The deadline to file is 10 years from whichever of the following happened most recently: your acquittal, the dismissal of charges, a pardon being granted, or your release from custody.1California Victim Compensation Board. Claims for Erroneously Convicted Persons Ten years is generous compared to most legal deadlines, but people who spent decades in prison sometimes struggle to gather documentation, so don’t assume the clock isn’t ticking.
The timeline depends on which pathway applies to your case:
For claims that go to a hearing, a CalVCB hearing officer reviews the evidence and makes a recommendation. The board’s three-member panel then considers that recommendation and makes the final decision at a public meeting.1California Victim Compensation Board. Claims for Erroneously Convicted Persons If the board approves payment, the Legislature must appropriate the funds before you receive money.6California Legislative Information. California Penal Code 4904
Wrongful incarceration compensation is excluded from federal gross income under 26 U.S.C. § 139F. The exclusion covers state per-diem payments, civil lawsuit damages, settlements, and restitution — essentially any monetary award connected to your wrongful imprisonment.7Office of the Law Revision Counsel. 26 USC 139F – Certain Amounts Received by Wrongfully Incarcerated Individuals
You qualify for the exclusion if your conviction was pardoned, reversed, or vacated, and the charges were dismissed or you were found not guilty. You don’t need to report the award on your federal tax return or submit any documentation to the IRS to claim the exclusion.8Internal Revenue Service. IRS Updates Frequently Asked Questions Related to Wrongful Incarceration California state taxes generally conform to federal treatment on this point, but confirm with a tax professional if your situation involves unusual income components.

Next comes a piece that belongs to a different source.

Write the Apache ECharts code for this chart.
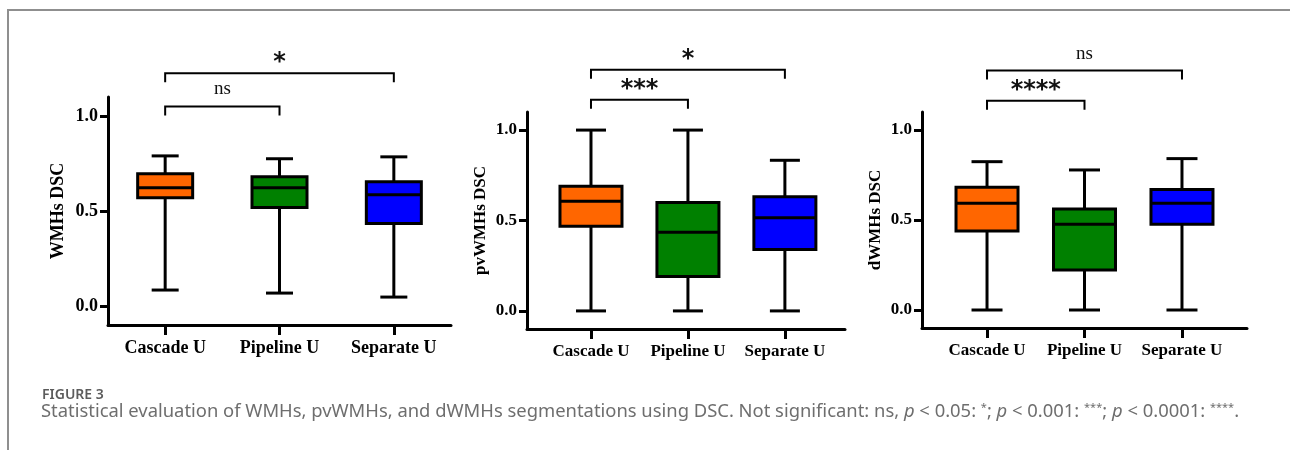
<!DOCTYPE html>
<html>
<head>
<meta charset="utf-8">
<title>Figure 3 - DSC box plots</title>
<script src="https://cdn.jsdelivr.net/npm/echarts@6/dist/echarts.min.js"></script>
<style>
    html, body { margin: 0; padding: 0; background: #fff; }
    #frame {
        position: absolute; left: 7px; top: 9px; width: 1300px; height: 460px;
        border-top: 2px solid #8f8f8f; border-left: 2px solid #8f8f8f;
    }
    #chart { position: absolute; left: 0; top: 0; width: 1290px; height: 450px; }
</style>
</head>
<body>
<div id="frame"></div>
<div id="chart"></div>
<script>
// groups on the x axis
const groups = ['Cascade U', 'Pipeline U', 'Separate U'];
const groupColors = ['#ff6600', '#008000', '#0000ff'];

// box values per group: [min, Q1, median, Q3, max]
const wmhsDSC = [
    [0.084, 0.570, 0.623, 0.696, 0.790],
    [0.068, 0.518, 0.623, 0.680, 0.775],
    [0.047, 0.434, 0.586, 0.654, 0.785]
];
const pvwmhsDSC = [
    [0.000, 0.468, 0.607, 0.690, 1.000],
    [0.000, 0.190, 0.435, 0.600, 1.000],
    [0.000, 0.339, 0.515, 0.632, 0.833]
];
const dwmhsDSC = [
    [0.000, 0.439, 0.593, 0.682, 0.824],
    [0.000, 0.222, 0.476, 0.561, 0.778],
    [0.000, 0.476, 0.593, 0.670, 0.841]
];

const yTicks = [0, 0.5, 1.0];

// significance comparisons: [groupA, groupB, label]
const wmhsSig = [[0, 1, 'ns'], [0, 2, '*']];
const pvwmhsSig = [[0, 1, '***'], [0, 2, '*']];
const dwmhsSig = [[0, 1, '****'], [0, 2, 'ns']];

const caption = 'Statistical evaluation of WMHs, pvWMHs, and dWMHs segmentations using DSC. Not significant: ns, ';

// layout of the three panels
const panels = [
    { name: 'WMHs DSC', data: wmhsDSC, sig: wmhsSig, left: 108, right: 451, top: 97, bottom: 325,
      xMin: 0.5, xMax: 3.5, box: 55, cap: 27, font: 18, nameGap: 41, bracketY: [1.05, 1.225] },
    { name: 'pvWMHs DSC', data: pvwmhsDSC, sig: pvwmhsSig, left: 527, right: 845, top: 112, bottom: 329,
      xMin: 0.34, xMax: 3.62, box: 62, cap: 30, font: 17, nameGap: 38, bracketY: [1.168, 1.333] },
    { name: 'dWMHs DSC', data: dwmhsDSC, sig: dwmhsSig, left: 922, right: 1247, top: 112, bottom: 328,
      xMin: 0.333, xMax: 3.667, box: 62, cap: 31, font: 17, nameGap: 38, bracketY: [1.162, 1.33] }
];

const serif = 'Liberation Serif';
const black = '#000';

const chart = echarts.init(document.getElementById('chart'), null, { renderer: 'canvas' });

const grids = [], xAxes = [], yAxes = [], series = [];

panels.forEach((p, i) => {
    grids.push({ left: p.left, top: p.top, width: p.right - p.left, height: p.bottom - p.top });

    xAxes.push({
        type: 'value', gridIndex: i, min: p.xMin, max: p.xMax,
        axisLine: { show: true, onZero: false, lineStyle: { color: black, width: 3 } },
        axisTick: { show: true, customValues: [1, 2, 3], length: 10, lineStyle: { color: black, width: 3 } },
        axisLabel: {
            customValues: [1, 2, 3], margin: 14,
            formatter: v => groups[Math.round(v) - 1],
            color: black, fontFamily: serif, fontWeight: 'bold', fontSize: p.font
        },
        splitLine: { show: false }
    });

    yAxes.push({
        type: 'value', gridIndex: i, min: -0.1, max: 1.1,
        name: p.name, nameLocation: 'middle', nameGap: p.nameGap,
        nameTextStyle: { color: black, fontFamily: serif, fontWeight: 'bold', fontSize: p.font },
        axisLine: { show: true, lineStyle: { color: black, width: 3 } },
        axisTick: { show: true, customValues: yTicks, length: 8, lineStyle: { color: black, width: 3 } },
        axisLabel: {
            customValues: yTicks, margin: 10,
            formatter: v => v.toFixed(1),
            color: black, fontFamily: serif, fontWeight: 'bold', fontSize: p.font
        },
        splitLine: { show: false }
    });

    // box and whisker marks
    series.push({
        type: 'custom', xAxisIndex: i, yAxisIndex: i,
        encode: { x: 0, y: [1, 2, 3, 4, 5] },
        data: p.data.map((d, k) => ({ value: [k + 1].concat(d), itemStyle: { color: groupColors[k] } })),
        renderItem: (params, api) => {
            const x = api.value(0);
            const pMin = api.coord([x, api.value(1)]);
            const pQ1 = api.coord([x, api.value(2)]);
            const pMed = api.coord([x, api.value(3)]);
            const pQ3 = api.coord([x, api.value(4)]);
            const pMax = api.coord([x, api.value(5)]);
            const cx = pMin[0], hb = p.box / 2, hc = p.cap / 2;
            const stroke = { stroke: black, lineWidth: 3 };
            return {
                type: 'group',
                children: [
                    { type: 'line', shape: { x1: cx, y1: pMax[1], x2: cx, y2: pMin[1] }, style: stroke },
                    { type: 'line', shape: { x1: cx - hc, y1: pMax[1], x2: cx + hc, y2: pMax[1] }, style: stroke },
                    { type: 'line', shape: { x1: cx - hc, y1: pMin[1], x2: cx + hc, y2: pMin[1] }, style: stroke },
                    { type: 'rect', shape: { x: cx - hb, y: pQ3[1], width: hb * 2, height: pQ1[1] - pQ3[1] },
                      style: { fill: api.visual('color'), stroke: black, lineWidth: 3 } },
                    { type: 'line', shape: { x1: cx - hb, y1: pMed[1], x2: cx + hb, y2: pMed[1] }, style: stroke }
                ]
            };
        },
        silent: true, z: 3
    });

    // significance brackets above the boxes
    series.push({
        type: 'custom', xAxisIndex: i, yAxisIndex: i, clip: false,
        data: p.sig.map((s, k) => [s[0] + 1, s[1] + 1, p.bracketY[k]]),
        encode: { x: [0, 1], y: 2 },
        renderItem: (params, api) => {
            const a = api.coord([api.value(0), api.value(2)]);
            const b = api.coord([api.value(1), api.value(2)]);
            const label = p.sig[params.dataIndex][2];
            const isStar = label.indexOf('*') >= 0;
            const drop = 9;
            return {
                type: 'group',
                children: [
                    { type: 'polyline',
                      shape: { points: [[a[0], a[1] + drop], [a[0], a[1]], [b[0], b[1]], [b[0], b[1] + drop]] },
                      style: { stroke: black, lineWidth: 2, fill: null } },
                    { type: 'text',
                      x: (a[0] + b[0]) / 2, y: a[1] - (isStar ? 10 : 17),
                      style: {
                          text: label, align: 'center', verticalAlign: 'middle', fill: '#111',
                          font: isStar ? 'bold 24px "DejaVu Sans"' : '19px "Liberation Serif"'
                      } }
                ]
            };
        },
        silent: true, z: 4
    });
});

const capStyle = { fontFamily: 'Noto Sans', fontSize: 18.4, fontWeight: 'normal', color: '#6e6e6e', lineHeight: 20 };

chart.setOption({
    backgroundColor: 'transparent',
    animation: false,
    title: [
        {
            text: 'FIGURE 3', left: 37, top: 383,
            textStyle: { fontFamily: 'Noto Sans', fontSize: 14, fontWeight: 600, color: '#5c5c5c' }
        },
        {
            text: '{t|' + caption + '}{i|p}{t| < 0.05: }{s|*}{t|; }{i|p}{t| < 0.001: }{s|***}{t|; }' +
                  '{i|p}{t| < 0.0001: }{s|****}{t|.}',
            left: 36, top: 397,
            textStyle: {
                fontWeight: 'normal',
                rich: {
                    t: capStyle,
                    i: Object.assign({}, capStyle, { fontStyle: 'italic' }),
                    s: Object.assign({}, capStyle, { fontSize: 11, verticalAlign: 'top', lineHeight: 20 })
                }
            }
        }
    ],
    grid: grids,
    xAxis: xAxes,
    yAxis: yAxes,
    series: series
});

window.addEventListener('resize', () => chart.resize());
</script>
</body>
</html>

The state compensation program and a federal civil rights lawsuit are completely independent. You can pursue both. A lawsuit under 42 U.S.C. § 1983 targets the individual government actors — police officers, detectives, lab technicians — whose misconduct led to your wrongful conviction.9Office of the Law Revision Counsel. 42 USC 1983 – Civil Action for Deprivation of Rights Common claims include fabricating evidence, withholding evidence that could have proved your innocence, and coercing false confessions.
Section 1983 awards can dwarf the state’s per-diem payment because they compensate for pain and suffering, emotional distress, lost earning capacity, and other harms with no statutory cap. Multi-million-dollar verdicts and settlements are not uncommon in wrongful conviction cases where serious police misconduct is documented.
You cannot file a Section 1983 claim until your conviction has been reversed, vacated, or otherwise invalidated. The Supreme Court established this rule in Heck v. Humphrey: if winning a civil damages claim would necessarily call your conviction into question, the claim doesn’t exist until the conviction is off the books.10Justia. Heck v. Humphrey, 512 U.S. 477 (1994) Once that happens, California’s two-year personal injury statute of limitations starts running, so delays in consulting a civil rights attorney after exoneration can be costly.
Not every government actor involved in your case is equally vulnerable to a lawsuit. Prosecutors enjoy absolute immunity for actions taken as part of their role at trial — presenting evidence, making arguments to a jury, deciding what charges to bring. That immunity makes it very difficult to sue a prosecutor under Section 1983 for trial conduct, even if the prosecutor knowingly used false testimony. Law enforcement officers, however, have only qualified immunity, which can be overcome by showing their conduct violated clearly established constitutional rights. In practice, most successful wrongful conviction lawsuits target detectives and investigators rather than prosecutors.